As far as the defence, there’s been little of it so far. Opposing teams are getting whatever shot they want, whenever they want. And not only are they getting it, but it’s often been a clean look, with the Lakers allowing the fourth-most open shots (closest defender within four to six feet) in the league at 27.0 and the second-most wide open shots (closest defender beyond six feet) at 26.3.
The Lakers will improve, but their margin for error is slim. It would be a different story if they were in the East, where reaching the playoffs is hardly much of an accomplishment. The West is unforgiving – three games separated the third seed and the ninth-placed team last season.
This is LeBron though and even at 33, he deserves the benefit of the doubt. No one in the league is more aware of the marathon nature of the season, and taking the long view is what he’s always going to do.

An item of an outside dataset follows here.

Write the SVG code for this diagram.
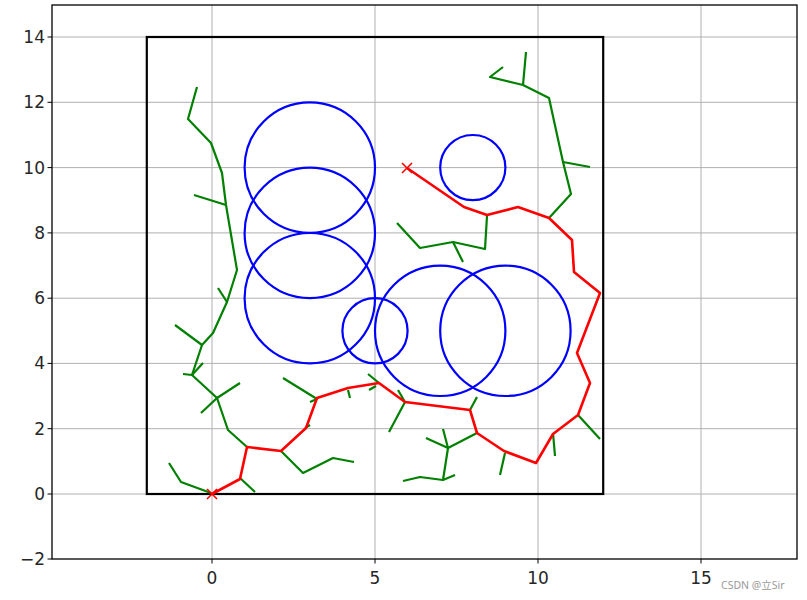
<svg xmlns="http://www.w3.org/2000/svg" width="807" height="600" viewBox="0 0 807 600">
<style>
.grid{stroke:#b0b0b0;stroke-width:1}
.tick{stroke:#000;stroke-width:1}
.lbl{font-family:"DejaVu Sans",sans-serif;font-size:17px;fill:#262626}
.obs{fill:none;stroke:#0000ff;stroke-width:2.2}
.tree{fill:none;stroke:#008000;stroke-width:2.2;stroke-linejoin:round}
.path{fill:none;stroke:#ff0000;stroke-width:2.6;stroke-linejoin:round}
.mk{stroke:#ff0000;stroke-width:1.6}
</style>
<rect width="807" height="600" fill="#fff"/>
<g id="grid">
<line class="grid" x1="212" y1="5" x2="212" y2="559"/>
<line class="grid" x1="375" y1="5" x2="375" y2="559"/>
<line class="grid" x1="538" y1="5" x2="538" y2="559"/>
<line class="grid" x1="701" y1="5" x2="701" y2="559"/>
<line class="grid" x1="52" y1="494" x2="797" y2="494"/>
<line class="grid" x1="52" y1="428.7" x2="797" y2="428.7"/>
<line class="grid" x1="52" y1="363.4" x2="797" y2="363.4"/>
<line class="grid" x1="52" y1="298.2" x2="797" y2="298.2"/>
<line class="grid" x1="52" y1="232.9" x2="797" y2="232.9"/>
<line class="grid" x1="52" y1="167.6" x2="797" y2="167.6"/>
<line class="grid" x1="52" y1="102.3" x2="797" y2="102.3"/>
<line class="grid" x1="52" y1="37" x2="797" y2="37"/>
</g>
<g id="boundary">
<rect x="146.8" y="37" width="456.4" height="457" fill="none" stroke="#000" stroke-width="2.2"/>
</g>
<g id="obstacles">
<circle class="obs" cx="309.8" cy="167.6" r="65.2"/>
<circle class="obs" cx="309.8" cy="232.9" r="65.2"/>
<circle class="obs" cx="309.8" cy="298.2" r="65.2"/>
<circle class="obs" cx="375" cy="330.8" r="32.6"/>
<circle class="obs" cx="440.2" cy="330.8" r="65.2"/>
<circle class="obs" cx="505.4" cy="330.8" r="65.2"/>
<circle class="obs" cx="472.8" cy="167.6" r="32.6"/>
</g>
<g id="tree">
<polyline class="tree" points="197,87 188,119 211,143 222,173 226,205 237,270 227,302 213,333 202,345 192,375 217,398 228,430 247,447"/>
<polyline class="tree" points="194,195 226,205"/>
<polyline class="tree" points="218,288 227,302"/>
<polyline class="tree" points="175,325 202,345"/>
<polyline class="tree" points="203,363 192,375 183,374"/>
<polyline class="tree" points="240,383 217,398 201,413"/>
<polyline class="tree" points="169,463 181,482 211,493"/>
<polyline class="tree" points="240,478 255,492"/>
<polyline class="tree" points="283,378 317,399 310,402"/>
<polyline class="tree" points="348,390 350,398"/>
<polyline class="tree" points="368,374 379,383"/>
<polyline class="tree" points="369,390 376,386"/>
<polyline class="tree" points="305,428 310,425"/>
<polyline class="tree" points="281,451 303,473 333,458 354,462"/>
<polyline class="tree" points="398,390 405,402 389,432"/>
<polyline class="tree" points="403,481 420,477 443,480 455,475"/>
<polyline class="tree" points="443,480 448,448 477,433"/>
<polyline class="tree" points="426,438 448,448 443,429"/>
<polyline class="tree" points="477,397 470,410"/>
<polyline class="tree" points="505,453 500,475"/>
<polyline class="tree" points="553,433 555,456"/>
<polyline class="tree" points="578,415 600,439"/>
<polyline class="tree" points="397,223 420,248 453,242 463,262"/>
<polyline class="tree" points="453,242 485,249 487,216"/>
<polyline class="tree" points="526,52 523,85"/>
<polyline class="tree" points="503,67 490,77 523,85 549,98 563,162 571,194 549,218"/>
<polyline class="tree" points="563,162 590,167"/>
</g>
<g id="path">
<polyline class="path" points="212,494 240,479 247,447 281,451 306,428 317,398 348,388 379,383 405,402 470,410 477,433 504,451 536,463 553,434 578,415 590,383 577,353 600,293 574,272 572,240 549,218 518,207 487,215 464,207 407,168"/>
</g>
<g id="start">
<line class="mk" x1="207" y1="489" x2="217" y2="499"/><line class="mk" x1="207" y1="499" x2="217" y2="489"/>
</g>
<g id="goal">
<line class="mk" x1="402" y1="163" x2="412" y2="173"/><line class="mk" x1="402" y1="173" x2="412" y2="163"/>
</g>
<g id="axes">
<rect x="52" y="5" width="745" height="554" fill="none" stroke="#000" stroke-width="1.3"/>
<line class="tick" x1="212" y1="559" x2="212" y2="563.5"/>
<line class="tick" x1="375" y1="559" x2="375" y2="563.5"/>
<line class="tick" x1="538" y1="559" x2="538" y2="563.5"/>
<line class="tick" x1="701" y1="559" x2="701" y2="563.5"/>
<line class="tick" x1="47.5" y1="559" x2="52" y2="559"/>
<line class="tick" x1="47.5" y1="494" x2="52" y2="494"/>
<line class="tick" x1="47.5" y1="428.7" x2="52" y2="428.7"/>
<line class="tick" x1="47.5" y1="363.4" x2="52" y2="363.4"/>
<line class="tick" x1="47.5" y1="298.2" x2="52" y2="298.2"/>
<line class="tick" x1="47.5" y1="232.9" x2="52" y2="232.9"/>
<line class="tick" x1="47.5" y1="167.6" x2="52" y2="167.6"/>
<line class="tick" x1="47.5" y1="102.3" x2="52" y2="102.3"/>
<line class="tick" x1="47.5" y1="37" x2="52" y2="37"/>
<g class="lbl" text-anchor="middle">
<text x="212" y="583.5">0</text>
<text x="375" y="583.5">5</text>
<text x="538" y="583.5">10</text>
<text x="701" y="583.5">15</text>
</g>
<g class="lbl" text-anchor="end">
<text x="45" y="565">−2</text>
<text x="45" y="500">0</text>
<text x="45" y="434.7">2</text>
<text x="45" y="369.4">4</text>
<text x="45" y="304.2">6</text>
<text x="45" y="238.9">8</text>
<text x="45" y="173.6">10</text>
<text x="45" y="108.3">12</text>
<text x="45" y="43">14</text>
</g>
</g>
<text x="721" y="589" font-family="'Noto Sans','Noto Sans CJK SC',sans-serif" font-size="10.5" fill="#999">CSDN @立Sir</text>
</svg>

“I didn’t come here thinking we were going to be blazing storms right out of the gate,” James said after the loss to the Spurs. “It’s a process and I understand that.”
He added: “We’re going to continue to get better. I like the direction we’re going in. Obviously, it’s not resulting in the wins right now but it’s such a long process.”
This specific process with this specific team, however, may be one even James is unfamiliar with.